A Metaphysical Morning
Working with Digital Audio Workstations (DAWS), artists today have a myriad of instruments available. But for some reason, synth-based albums often sound almost the same. The reason is simple; When artists use the same soundbanks, presets, and samples, the result will have much of the same expression and atmosphere. This is perhaps why the album opener on “Sacred Spaces” feels like a breath of fresh air. It is radically different and fresh.

“A Metaphysical Morning” starts with birds singing. Then suddenly, the picturesque image is replaced by sharp metallic sounds. Are we witnessing a UFO landing? Or is it a symbol of a transition? Your guesses are as good as mine. One thing is sure, though; The next segment is ultra-light with a fast rhythm. The ambient melody has many nice twists and turns before the metallic sounds return with a vengeance. In short, world-class audio design, 2020 style.

Sacred Spaces
The title track is a positive, warm, and upbeat piece. Notice the highly creative use of lead synths. It is part EDM, part Jean Michel Jarre – from flute and piano, via ethnic samples to hyper-modern voice synths. It is a very complex soundscape, but then again, capturing something sacred in art has never been an easy task. I’m sure Michelangelo would agree to that.

Talking about the divine; In his search for a higher power, Whalen is focusing on the here and now, on “Ordinary Miracles”, which is the name of the next song. I love the piano, the reverb, and the rich, well-crafted textures.
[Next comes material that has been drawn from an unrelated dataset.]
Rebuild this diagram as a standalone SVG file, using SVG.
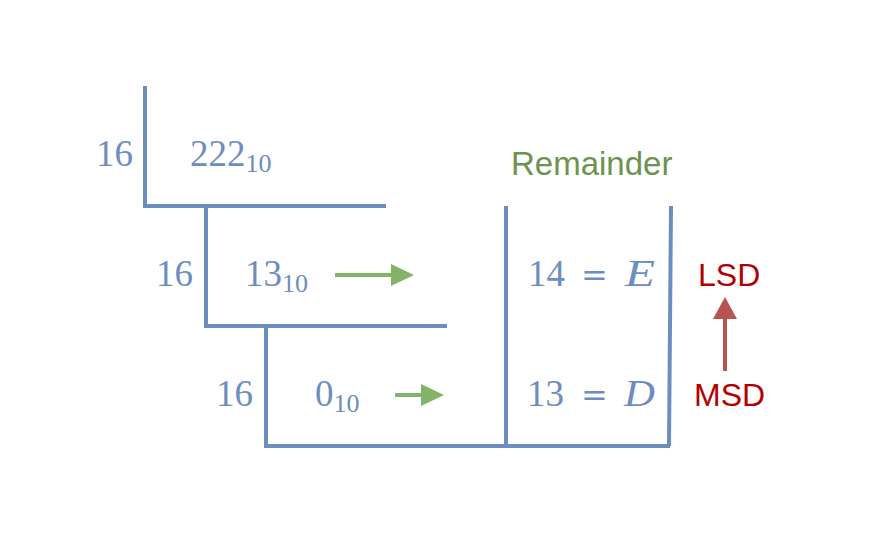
<svg xmlns="http://www.w3.org/2000/svg" width="875" height="553" viewBox="0 0 875 553">
<style>
.ln{stroke:#6c8ebf;stroke-width:4;fill:none}
.m{font-family:"Liberation Serif","Times New Roman",serif;font-size:37px;fill:#6c8ebf}
.s{font-size:26px}
.it{font-style:italic}
.eq{font-family:"DejaVu Serif",serif;font-size:32px;fill:#6c8ebf}
.g{stroke:#82b366;stroke-width:4;fill:none}
.red{font-family:"Liberation Sans",Arial,sans-serif;font-size:32px;fill:#b20000}
</style>
<rect width="875" height="553" fill="#ffffff"/>
<g id="frame">
<path class="ln" d="M145,86 V206 H386"/>
<path class="ln" d="M206,206 V326 H447"/>
<path class="ln" d="M266,326 V446 H670"/>
<path class="ln" d="M506,206 V446"/>
<path class="ln" d="M671,206 L669,446"/>
</g>
<g id="row1">
<text class="m" x="96" y="166">16</text>
<text class="m" x="190" y="166">222<tspan class="s" dy="6">10</tspan></text>
</g>
<g id="row2">
<text class="m" x="156" y="286">16</text>
<text class="m" x="245" y="286">13<tspan class="s" dy="6">10</tspan></text>
</g>
<g id="row3">
<text class="m" x="216" y="406">16</text>
<text class="m" x="315" y="406">0<tspan class="s" dy="6">10</tspan></text>
</g>
<g id="remainder">
<text x="511" y="175" font-family="'Liberation Sans',Arial,sans-serif" font-size="33" fill="#6d9350">Remainder</text>
<text class="m" x="528" y="286">14</text>
<text class="eq" x="581" y="286">=</text>
<text class="m it" x="625" y="286" textLength="30" lengthAdjust="spacingAndGlyphs">E</text>
<text class="m" x="527" y="406">13</text>
<text class="eq" x="581" y="406">=</text>
<text class="m it" x="624" y="406" textLength="31" lengthAdjust="spacingAndGlyphs">D</text>
</g>
<g id="connectors">
<line x1="335" y1="275" x2="396" y2="275" class="g"/>
<path d="M391,264 L414,275 L391,286 z" fill="#82b366"/>
<line x1="395" y1="395" x2="425" y2="395" class="g"/>
<path d="M421,384 L444,395 L421,406 z" fill="#82b366"/>
<line x1="725" y1="371" x2="725" y2="314" stroke="#b85450" stroke-width="4"/>
<path d="M713,319 L725,297 L737,319 z" fill="#b85450"/>
</g>
<g id="labels">
<text class="red" x="698" y="286">LSD</text>
<text class="red" x="694" y="406">MSD</text>
</g>
</svg>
This is what heaven on earth sounds like.

1000 Paper Cranes
“1000 Paper Cranes” is a tribute Sadako Sasaki, a Japanese girl who – according to Wikipedia – became a victim of the atomic bombing of Hiroshima when she was two years old and one of the most widely known hibakusha – a Japanese term meaning “bomb-affected person. “There’s a Japanese legend that if you create a thousand origami cranes, you’ll be granted a wish,” says Whalen in the album’s one sheet. “Sadako’s wish was a world without nuclear weapons.” The song has a beautiful touch of chill out and a long build-up. The conclusion is breathtakingly beautiful. If world leaders listened to this, world peace would follow.

“The Pure and the Calm” is meditative and dreamy. The soundscape is ultra-modern, crisp, and clear. In the background (around 1 minute 35 seconds and onwards) is a sound that might be a Gregorian chant. It is a lovely effect. The song connects the here-and-now with the past, which is an essential aspect of any search for a higher power. “The Pure and the Calm” fades into “An Ocean of Candlelight”. It is a stunning piece with flute, strings and heavenly voices, backed by soothing synths.

The Inbetween
This album is not just about sacred spaces. It tells the story of a spiritual journey. “The Inbetween” is a fascinating account of feelings of doubt and wariness. The atmosphere is quite dark, even sad. But it is not without hope, and when the upbeat “Devotion” comes on, we know that it was only a phase, a necessary step towards enlightenment. “Devotion” contains an imaginative and refreshing selection of synths, from Vangelis to experimental electronica.

Nearer the end, “In the Footsteps of the Blessed” takes the listener for a memorable walk. The ambient melody seems to underline that we have reached our destination and that everything is going to be ok. Then it is all over, and “The After Life” begins. Whalen’s vision of heaven is very cool! The carefree melody, light rhythm, and minimalistic arrangement show that life after death is nothing to fear. Indeed, it is laid-back and fun! The image of an angry, vengeful God was all wrong. It is a comforting, almost lifechanging, thought.

In conclusion: The French expression tour de force comes to mind many times while listening to “Sacred Spaces” – partly because of the highly creative soundscapes and partly thanks to Whalen’s exceptional melodic talent. “Sacred Spaces” is about the search for a higher power, yet it is still easy listening and unpretentious. That is a significant accomplishment. I guess we all could need some “Sacred Spaces” in our lives. Put it on, and see where the album will take you.